Material:
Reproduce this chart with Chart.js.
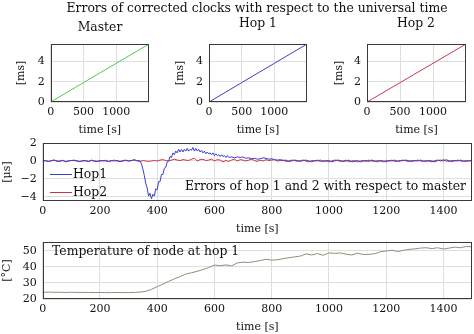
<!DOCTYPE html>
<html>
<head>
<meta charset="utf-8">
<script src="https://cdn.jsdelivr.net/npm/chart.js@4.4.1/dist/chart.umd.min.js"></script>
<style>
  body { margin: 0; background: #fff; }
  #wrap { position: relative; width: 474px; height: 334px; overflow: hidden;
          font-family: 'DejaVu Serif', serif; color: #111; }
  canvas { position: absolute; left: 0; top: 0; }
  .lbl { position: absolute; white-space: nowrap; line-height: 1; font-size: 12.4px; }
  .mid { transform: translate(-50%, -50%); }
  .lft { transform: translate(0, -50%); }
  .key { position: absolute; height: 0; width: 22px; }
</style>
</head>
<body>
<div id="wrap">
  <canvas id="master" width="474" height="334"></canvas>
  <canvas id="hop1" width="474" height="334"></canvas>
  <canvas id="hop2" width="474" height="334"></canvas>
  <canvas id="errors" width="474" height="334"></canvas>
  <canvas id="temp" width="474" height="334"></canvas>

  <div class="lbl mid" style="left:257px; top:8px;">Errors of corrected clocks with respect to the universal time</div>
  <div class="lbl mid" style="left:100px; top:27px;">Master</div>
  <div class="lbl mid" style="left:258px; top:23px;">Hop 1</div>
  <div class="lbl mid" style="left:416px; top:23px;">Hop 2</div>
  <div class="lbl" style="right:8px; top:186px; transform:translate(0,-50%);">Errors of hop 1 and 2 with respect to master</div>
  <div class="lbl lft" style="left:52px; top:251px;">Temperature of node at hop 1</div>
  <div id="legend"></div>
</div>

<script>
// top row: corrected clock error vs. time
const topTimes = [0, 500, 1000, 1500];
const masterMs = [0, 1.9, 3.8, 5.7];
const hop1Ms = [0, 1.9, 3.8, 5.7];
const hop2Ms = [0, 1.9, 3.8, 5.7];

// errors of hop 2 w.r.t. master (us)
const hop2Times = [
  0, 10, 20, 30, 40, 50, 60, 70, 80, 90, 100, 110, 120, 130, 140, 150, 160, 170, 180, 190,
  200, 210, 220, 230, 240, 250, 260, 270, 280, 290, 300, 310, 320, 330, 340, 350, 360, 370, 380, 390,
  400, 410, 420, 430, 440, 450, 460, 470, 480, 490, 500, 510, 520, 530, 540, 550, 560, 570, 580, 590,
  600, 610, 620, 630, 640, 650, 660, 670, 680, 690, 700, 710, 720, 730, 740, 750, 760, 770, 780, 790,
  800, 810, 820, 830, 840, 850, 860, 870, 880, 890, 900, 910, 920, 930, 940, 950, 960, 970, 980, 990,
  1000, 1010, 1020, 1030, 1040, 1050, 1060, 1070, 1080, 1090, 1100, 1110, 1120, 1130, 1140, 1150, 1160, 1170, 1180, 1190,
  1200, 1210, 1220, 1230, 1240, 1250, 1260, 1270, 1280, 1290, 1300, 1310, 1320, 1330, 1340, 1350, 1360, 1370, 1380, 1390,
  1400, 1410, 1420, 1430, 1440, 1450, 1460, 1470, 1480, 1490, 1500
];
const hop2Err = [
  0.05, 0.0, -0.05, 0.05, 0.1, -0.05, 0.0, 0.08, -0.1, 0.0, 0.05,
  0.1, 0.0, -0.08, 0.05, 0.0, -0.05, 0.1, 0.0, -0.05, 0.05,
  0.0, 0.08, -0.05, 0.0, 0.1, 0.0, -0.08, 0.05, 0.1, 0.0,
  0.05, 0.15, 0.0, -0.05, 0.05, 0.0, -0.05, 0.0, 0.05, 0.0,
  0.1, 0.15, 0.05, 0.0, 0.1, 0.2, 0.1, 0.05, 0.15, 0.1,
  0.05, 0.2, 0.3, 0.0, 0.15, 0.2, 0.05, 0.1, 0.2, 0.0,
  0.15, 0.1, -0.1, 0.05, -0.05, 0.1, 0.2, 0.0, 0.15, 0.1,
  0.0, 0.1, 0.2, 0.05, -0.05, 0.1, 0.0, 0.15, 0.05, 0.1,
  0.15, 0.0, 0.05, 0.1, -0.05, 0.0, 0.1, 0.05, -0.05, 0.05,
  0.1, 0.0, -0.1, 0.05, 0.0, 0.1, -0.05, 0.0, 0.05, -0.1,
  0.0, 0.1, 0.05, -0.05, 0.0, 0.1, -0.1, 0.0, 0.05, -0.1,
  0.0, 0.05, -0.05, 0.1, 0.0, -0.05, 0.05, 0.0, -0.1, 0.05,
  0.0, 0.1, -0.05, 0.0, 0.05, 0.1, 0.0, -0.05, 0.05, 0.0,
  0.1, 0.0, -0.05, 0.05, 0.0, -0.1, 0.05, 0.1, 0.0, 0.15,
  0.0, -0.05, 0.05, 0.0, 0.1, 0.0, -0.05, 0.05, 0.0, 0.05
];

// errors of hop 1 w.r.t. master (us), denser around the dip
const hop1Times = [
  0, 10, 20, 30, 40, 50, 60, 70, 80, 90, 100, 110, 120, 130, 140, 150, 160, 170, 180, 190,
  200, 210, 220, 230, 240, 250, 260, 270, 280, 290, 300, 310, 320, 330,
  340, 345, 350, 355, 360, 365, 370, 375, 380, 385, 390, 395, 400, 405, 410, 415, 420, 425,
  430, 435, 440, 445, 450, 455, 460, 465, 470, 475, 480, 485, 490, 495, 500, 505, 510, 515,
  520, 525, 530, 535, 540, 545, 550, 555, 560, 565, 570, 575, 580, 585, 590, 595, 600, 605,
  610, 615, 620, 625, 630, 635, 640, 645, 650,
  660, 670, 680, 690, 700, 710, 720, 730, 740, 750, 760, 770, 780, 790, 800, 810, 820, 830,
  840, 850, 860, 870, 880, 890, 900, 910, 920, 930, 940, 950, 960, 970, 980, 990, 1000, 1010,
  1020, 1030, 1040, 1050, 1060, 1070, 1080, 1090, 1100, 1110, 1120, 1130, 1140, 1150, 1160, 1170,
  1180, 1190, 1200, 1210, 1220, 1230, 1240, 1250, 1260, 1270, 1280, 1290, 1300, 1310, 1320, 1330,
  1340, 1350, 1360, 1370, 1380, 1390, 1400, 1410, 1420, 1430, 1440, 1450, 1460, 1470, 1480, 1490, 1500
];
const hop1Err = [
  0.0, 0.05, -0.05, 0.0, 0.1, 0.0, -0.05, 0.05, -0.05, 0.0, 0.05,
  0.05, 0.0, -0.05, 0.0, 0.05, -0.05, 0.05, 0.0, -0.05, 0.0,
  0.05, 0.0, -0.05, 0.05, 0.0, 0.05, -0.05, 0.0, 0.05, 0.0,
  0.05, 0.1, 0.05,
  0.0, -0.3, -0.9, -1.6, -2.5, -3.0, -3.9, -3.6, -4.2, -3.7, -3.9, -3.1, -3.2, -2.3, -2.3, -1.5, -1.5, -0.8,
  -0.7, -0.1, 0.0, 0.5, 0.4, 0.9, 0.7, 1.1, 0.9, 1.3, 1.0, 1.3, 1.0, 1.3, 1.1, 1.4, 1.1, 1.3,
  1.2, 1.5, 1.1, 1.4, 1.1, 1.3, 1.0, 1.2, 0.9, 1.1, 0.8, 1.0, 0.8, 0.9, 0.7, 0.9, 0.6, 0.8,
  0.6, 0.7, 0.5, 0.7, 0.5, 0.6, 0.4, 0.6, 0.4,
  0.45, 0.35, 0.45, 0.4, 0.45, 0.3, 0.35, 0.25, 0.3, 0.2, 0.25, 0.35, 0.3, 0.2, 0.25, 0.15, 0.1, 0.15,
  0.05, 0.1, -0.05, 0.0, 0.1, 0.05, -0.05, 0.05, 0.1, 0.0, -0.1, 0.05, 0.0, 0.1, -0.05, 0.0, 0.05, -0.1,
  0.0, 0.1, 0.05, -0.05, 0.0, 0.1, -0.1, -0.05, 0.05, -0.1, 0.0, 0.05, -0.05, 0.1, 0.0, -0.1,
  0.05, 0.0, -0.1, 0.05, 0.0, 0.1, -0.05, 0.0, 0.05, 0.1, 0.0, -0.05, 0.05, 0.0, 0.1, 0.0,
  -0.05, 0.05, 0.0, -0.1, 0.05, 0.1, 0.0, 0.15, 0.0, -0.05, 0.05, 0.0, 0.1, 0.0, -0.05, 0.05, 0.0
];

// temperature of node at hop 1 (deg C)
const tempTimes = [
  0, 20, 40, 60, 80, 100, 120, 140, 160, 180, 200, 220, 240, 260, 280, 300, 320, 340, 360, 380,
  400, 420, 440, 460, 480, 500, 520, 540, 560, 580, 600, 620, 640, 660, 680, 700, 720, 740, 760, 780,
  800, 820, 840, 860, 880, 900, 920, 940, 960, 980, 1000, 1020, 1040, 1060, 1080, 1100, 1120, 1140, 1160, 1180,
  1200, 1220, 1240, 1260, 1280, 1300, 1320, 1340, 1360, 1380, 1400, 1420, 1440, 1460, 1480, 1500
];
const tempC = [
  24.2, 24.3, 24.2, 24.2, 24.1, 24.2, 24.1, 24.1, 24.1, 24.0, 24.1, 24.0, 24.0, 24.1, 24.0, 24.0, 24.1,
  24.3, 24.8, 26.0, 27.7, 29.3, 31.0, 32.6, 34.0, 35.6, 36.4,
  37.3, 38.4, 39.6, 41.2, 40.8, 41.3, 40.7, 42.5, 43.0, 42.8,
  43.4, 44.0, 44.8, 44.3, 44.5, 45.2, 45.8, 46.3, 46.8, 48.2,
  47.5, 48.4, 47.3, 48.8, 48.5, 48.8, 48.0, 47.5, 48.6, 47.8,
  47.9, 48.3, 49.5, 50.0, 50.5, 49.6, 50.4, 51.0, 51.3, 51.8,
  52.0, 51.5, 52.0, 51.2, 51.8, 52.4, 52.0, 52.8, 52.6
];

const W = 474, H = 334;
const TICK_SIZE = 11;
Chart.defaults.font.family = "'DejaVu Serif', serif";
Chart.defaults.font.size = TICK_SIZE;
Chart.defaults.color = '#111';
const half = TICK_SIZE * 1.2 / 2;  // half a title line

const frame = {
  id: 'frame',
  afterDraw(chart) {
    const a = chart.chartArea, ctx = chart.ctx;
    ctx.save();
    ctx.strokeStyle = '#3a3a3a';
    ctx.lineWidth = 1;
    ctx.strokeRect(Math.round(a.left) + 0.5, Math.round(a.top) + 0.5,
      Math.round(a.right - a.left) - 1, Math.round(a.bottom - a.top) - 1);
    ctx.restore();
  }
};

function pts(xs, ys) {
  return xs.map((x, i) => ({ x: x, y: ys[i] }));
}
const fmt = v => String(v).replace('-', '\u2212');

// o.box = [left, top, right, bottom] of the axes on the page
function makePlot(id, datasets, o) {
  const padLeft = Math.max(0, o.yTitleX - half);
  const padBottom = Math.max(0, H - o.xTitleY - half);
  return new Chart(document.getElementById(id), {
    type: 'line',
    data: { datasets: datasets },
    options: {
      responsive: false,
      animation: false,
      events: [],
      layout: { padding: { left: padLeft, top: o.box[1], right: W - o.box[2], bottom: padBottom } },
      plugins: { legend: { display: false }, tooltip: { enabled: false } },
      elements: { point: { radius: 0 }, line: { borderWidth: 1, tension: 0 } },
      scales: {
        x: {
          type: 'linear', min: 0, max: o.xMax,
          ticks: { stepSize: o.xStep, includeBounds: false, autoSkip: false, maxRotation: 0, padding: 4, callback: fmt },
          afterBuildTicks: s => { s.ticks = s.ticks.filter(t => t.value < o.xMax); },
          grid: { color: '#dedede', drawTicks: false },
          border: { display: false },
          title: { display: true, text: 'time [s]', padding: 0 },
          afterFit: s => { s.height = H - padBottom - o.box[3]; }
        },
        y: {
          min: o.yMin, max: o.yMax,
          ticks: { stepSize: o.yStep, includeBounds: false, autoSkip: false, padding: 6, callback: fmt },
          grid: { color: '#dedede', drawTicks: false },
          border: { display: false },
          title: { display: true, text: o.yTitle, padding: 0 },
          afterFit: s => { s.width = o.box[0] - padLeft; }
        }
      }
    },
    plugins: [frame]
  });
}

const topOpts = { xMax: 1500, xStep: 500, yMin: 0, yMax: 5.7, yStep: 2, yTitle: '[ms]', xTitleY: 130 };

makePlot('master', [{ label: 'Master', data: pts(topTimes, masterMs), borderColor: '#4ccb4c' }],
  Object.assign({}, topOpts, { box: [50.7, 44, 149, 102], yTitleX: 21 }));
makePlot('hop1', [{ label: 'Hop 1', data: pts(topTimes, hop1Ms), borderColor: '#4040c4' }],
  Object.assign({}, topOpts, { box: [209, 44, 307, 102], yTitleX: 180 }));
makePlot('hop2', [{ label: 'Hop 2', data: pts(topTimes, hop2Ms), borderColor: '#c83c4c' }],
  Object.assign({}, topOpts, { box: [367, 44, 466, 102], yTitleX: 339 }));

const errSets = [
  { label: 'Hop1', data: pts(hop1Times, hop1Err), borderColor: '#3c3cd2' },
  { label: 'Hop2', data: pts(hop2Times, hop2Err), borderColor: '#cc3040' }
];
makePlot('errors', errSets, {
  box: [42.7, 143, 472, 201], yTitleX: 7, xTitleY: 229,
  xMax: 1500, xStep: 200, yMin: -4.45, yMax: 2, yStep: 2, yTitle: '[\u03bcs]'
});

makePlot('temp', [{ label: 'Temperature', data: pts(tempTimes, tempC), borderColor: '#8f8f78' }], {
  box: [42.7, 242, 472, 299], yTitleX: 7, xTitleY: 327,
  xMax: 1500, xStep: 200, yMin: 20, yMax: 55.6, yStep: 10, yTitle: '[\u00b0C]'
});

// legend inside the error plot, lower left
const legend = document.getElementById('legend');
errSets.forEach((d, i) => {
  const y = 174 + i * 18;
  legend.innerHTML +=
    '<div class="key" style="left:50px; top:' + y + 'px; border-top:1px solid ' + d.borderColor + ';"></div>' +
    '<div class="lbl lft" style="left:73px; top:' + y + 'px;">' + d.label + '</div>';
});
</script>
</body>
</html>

Exercise objective:
From the listing above, pick out every line containing "with".

Task output:
Reproduce this chart with Chart.js.
  <div class="lbl mid" style="left:257px; top:8px;">Errors of corrected clocks with respect to the universal time</div>
  <div class="lbl" style="right:8px; top:186px; transform:translate(0,-50%);">Errors of hop 1 and 2 with respect to master</div>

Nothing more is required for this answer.